──────── Supplied data ────────

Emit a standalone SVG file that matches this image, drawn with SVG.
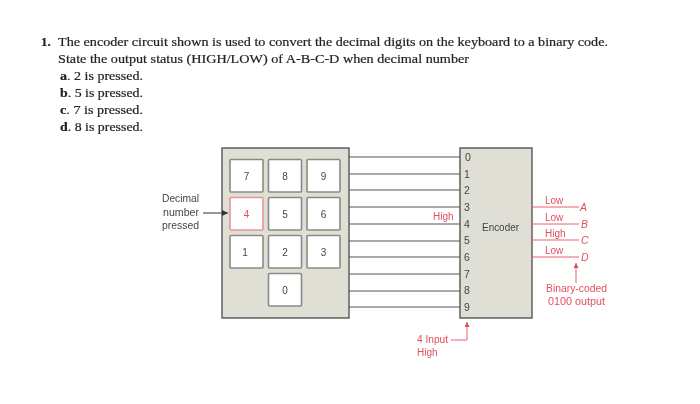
<svg xmlns="http://www.w3.org/2000/svg" width="700" height="404" viewBox="0 0 700 404">
<style>
.q{font-family:"Liberation Serif",serif;font-size:13px;fill:#222;stroke:#222;stroke-width:.2px}
.b{font-weight:bold}
.t{font-family:"Liberation Sans",sans-serif;font-size:10px;fill:#444}
.r{font-family:"Liberation Sans",sans-serif;font-size:10px;fill:#e0505e}
.i{font-style:italic;font-size:10.500px}
.k{font-family:"Liberation Sans",sans-serif;font-size:10px;fill:#444;text-anchor:middle}
.n{font-size:10.500px}
.key{fill:#fff;stroke:#8a8a84;stroke-width:1.6}
.panel{fill:#e0dfd6;stroke:#555;stroke-width:1.4}
.w{fill:none;stroke:#555;stroke-width:1.2}
.rw{fill:none;stroke:#e8606c;stroke-width:1}
</style>
<defs>
<filter id="soft" x="0" y="0" width="100%" height="100%"><feGaussianBlur stdDeviation="0.45"/></filter>
<marker id="ra" markerWidth="6" markerHeight="6" refX="5" refY="2.500" orient="auto"><path d="M0 0L5 2.500L0 5Z" fill="#e0505e"/></marker>
<marker id="ka" markerWidth="6" markerHeight="6" refX="5" refY="2.500" orient="auto"><path d="M0 0L5 2.500L0 5Z" fill="#333"/></marker>
</defs>
<rect width="700" height="404" fill="#fff"/>
<g filter="url(#soft)">
<g id="question">
<text class="q b" x="41" y="46">1.</text>
<text class="q" x="58" y="46" textLength="550" lengthAdjust="spacingAndGlyphs">The encoder circuit shown is used to convert the decimal digits on the keyboard to a binary code.</text>
<text class="q" x="58" y="63" textLength="411" lengthAdjust="spacingAndGlyphs">State the output status (HIGH/LOW) of A-B-C-D when decimal number</text>
<text class="q" x="60" y="80" textLength="83" lengthAdjust="spacingAndGlyphs"><tspan class="b">a</tspan>. 2 is pressed.</text>
<text class="q" x="60" y="97" textLength="83" lengthAdjust="spacingAndGlyphs"><tspan class="b">b</tspan>. 5 is pressed.</text>
<text class="q" x="60" y="114" textLength="83" lengthAdjust="spacingAndGlyphs"><tspan class="b">c</tspan>. 7 is pressed.</text>
<text class="q" x="60" y="131" textLength="83" lengthAdjust="spacingAndGlyphs"><tspan class="b">d</tspan>. 8 is pressed.</text>
</g>
<g id="keypad">
<rect class="panel" x="222" y="148" width="127" height="170"/>
</g>
<g id="key7"><rect class="key" x="230" y="159.500" width="33" height="32.500" rx="1"/><text class="k" x="246.500" y="179.500">7</text></g>
<g id="key8"><rect class="key" x="268.500" y="159.500" width="33" height="32.500" rx="1"/><text class="k" x="285" y="179.500">8</text></g>
<g id="key9"><rect class="key" x="307" y="159.500" width="33" height="32.500" rx="1"/><text class="k" x="323.500" y="179.500">9</text></g>
<g id="key4"><rect class="key" style="stroke:#e8949c" x="230" y="197.500" width="33" height="32.500" rx="1"/><text class="k" style="fill:#e0505e" x="246.500" y="217.500">4</text></g>
<g id="key5"><rect class="key" x="268.500" y="197.500" width="33" height="32.500" rx="1"/><text class="k" x="285" y="217.500">5</text></g>
<g id="key6"><rect class="key" x="307" y="197.500" width="33" height="32.500" rx="1"/><text class="k" x="323.500" y="217.500">6</text></g>
<g id="key1"><rect class="key" x="230" y="235.500" width="33" height="32.500" rx="1"/><text class="k" x="245" y="255.500">1</text></g>
<g id="key2"><rect class="key" x="268.500" y="235.500" width="33" height="32.500" rx="1"/><text class="k" x="285" y="255.500">2</text></g>
<g id="key3"><rect class="key" x="307" y="235.500" width="33" height="32.500" rx="1"/><text class="k" x="323.500" y="255.500">3</text></g>
<g id="key0"><rect class="key" x="268.500" y="273.500" width="33" height="32.500" rx="1"/><text class="k" x="285" y="293.500">0</text></g>
<g id="decimal-label">
<text class="t" x="162" y="202" textLength="37" lengthAdjust="spacingAndGlyphs">Decimal</text>
<text class="t" x="163" y="216" textLength="36" lengthAdjust="spacingAndGlyphs">number</text>
<text class="t" x="162" y="229" textLength="37" lengthAdjust="spacingAndGlyphs">pressed</text>
</g>
<g id="encoder">
<rect class="panel" x="460" y="148" width="72" height="170"/>
<text class="k n" x="468" y="161">0</text>
<text class="k n" x="467" y="178">1</text>
<text class="k n" x="467" y="194">2</text>
<text class="k n" x="467" y="211">3</text>
<text class="k n" x="467" y="228">4</text>
<text class="k n" x="467" y="244">5</text>
<text class="k n" x="467" y="261">6</text>
<text class="k n" x="467" y="278">7</text>
<text class="k n" x="467" y="294">8</text>
<text class="k n" x="467" y="311">9</text>
<text class="t" x="482" y="231" textLength="37" lengthAdjust="spacingAndGlyphs">Encoder</text>
</g>
<g id="outputs">
<text class="r" x="433" y="220">High</text>
<text class="r" x="545" y="204">Low</text>
<text class="r" x="545" y="221">Low</text>
<text class="r" x="545" y="237">High</text>
<text class="r" x="545" y="254">Low</text>
<text class="r i" x="580" y="211">A</text>
<text class="r i" x="581" y="228">B</text>
<text class="r i" x="581" y="244">C</text>
<text class="r i" x="581" y="261">D</text>
<text class="r" x="546" y="292" textLength="61" lengthAdjust="spacingAndGlyphs">Binary-coded</text>
<text class="r" x="548" y="305" textLength="57" lengthAdjust="spacingAndGlyphs">0100 output</text>
<text class="r" x="417" y="343" textLength="31" lengthAdjust="spacingAndGlyphs">4 Input</text>
<text class="r" x="417" y="356">High</text>
</g>
<g id="connectors">
<path class="w" d="M349 157H460M349 174H460M349 190H460M349 207H460M349 224H460M349 241H460M349 257H460M349 274H460M349 291H460M349 307H460"/>
<path class="rw" d="M532 207H579M532 224H579M532 240H579M532 257H579"/>
<path class="rw" d="M576 283V263" marker-end="url(#ra)"/>
<path class="rw" d="M451 340H467V322" marker-end="url(#ra)"/>
<path class="w" d="M203 213H228" marker-end="url(#ka)"/>
</g>
</g>
</svg>
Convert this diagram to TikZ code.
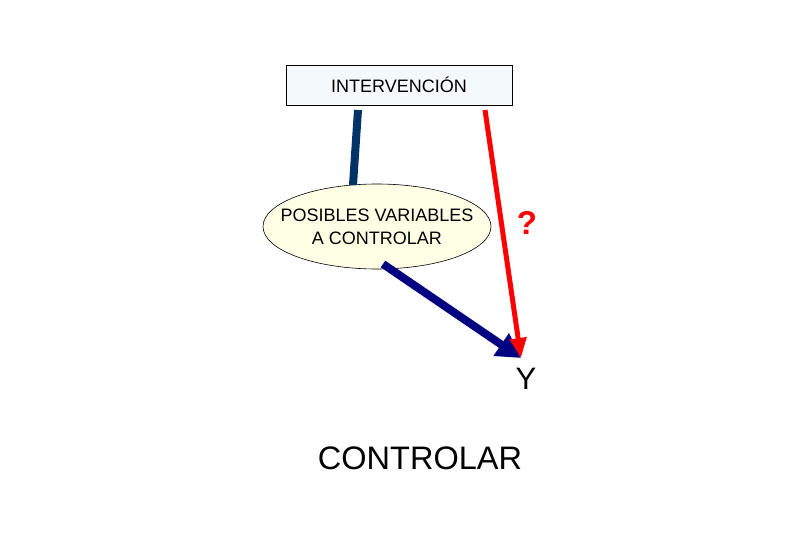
\documentclass[tikz,border=0pt]{standalone}
\usepackage{fontspec}
\setmainfont{Liberation Sans}
\usetikzlibrary{shapes.geometric,arrows.meta}
\definecolor{boxfill}{HTML}{F4F9FB}
\definecolor{ellfill}{HTML}{FFFFE6}
\definecolor{linkblue}{HTML}{003366}
\definecolor{navy}{HTML}{000080}
\begin{document}
\begin{tikzpicture}[x=1pt,y=-1pt,
  boxstyle/.style={draw=black,fill=boxfill,line width=0.8pt,minimum width=226pt,minimum height=40pt,inner sep=0pt,font=\fontsize{18}{20}\selectfont},
  ellstyle/.style={ellipse,draw=black,fill=ellfill,line width=0.6pt,minimum width=228pt,minimum height=85pt,inner sep=0pt},
  elltext/.style={align=center,inner sep=0pt,font=\fontsize{18}{23}\selectfont},
  bigtext/.style={inner sep=0pt,font=\fontsize{32.5}{34}\selectfont}]
\useasboundingbox (0,0) rectangle (810,540);
\node[boxstyle] (iv) at (399,85) {INTERVENCIÓN};
\node[ellstyle] (pv) at (377,226.5) {};
\node[elltext] (pvtext) at (pv.center) {POSIBLES VARIABLES\\A CONTROLAR};
\coordinate (ivl) at (358,110);
\coordinate (pvt) at (353,185);
\coordinate (ivr) at (485,110);
\coordinate (ys) at (521,358);
\coordinate (pvb) at (383,264);
\node[inner sep=0pt,font=\fontsize{31}{34}\selectfont] (y) at (526,379) {Y};
\node[inner sep=0pt,text=red,font=\fontsize{33}{35}\selectfont\bfseries] (q) at (527,223) {?};
\node[bigtext] (ctl) at (420,458) {CONTROLAR};
\draw[linkblue,line width=8pt] (ivl) -- (pvt);
\draw[navy,line width=8pt,-{Triangle[length=24pt,width=26pt]}] (pvb) -- (ys);
\draw[red,line width=5pt,-{Triangle[length=20pt,width=16pt]}] (ivr) -- (ys);
\end{tikzpicture}
\end{document}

────────

Requirement
From the data above, show each line that contains "standalone".

Answer to this exercise
Emit a standalone SVG file that matches this image, drawn with SVG.
\documentclass[tikz,border=0pt]{standalone}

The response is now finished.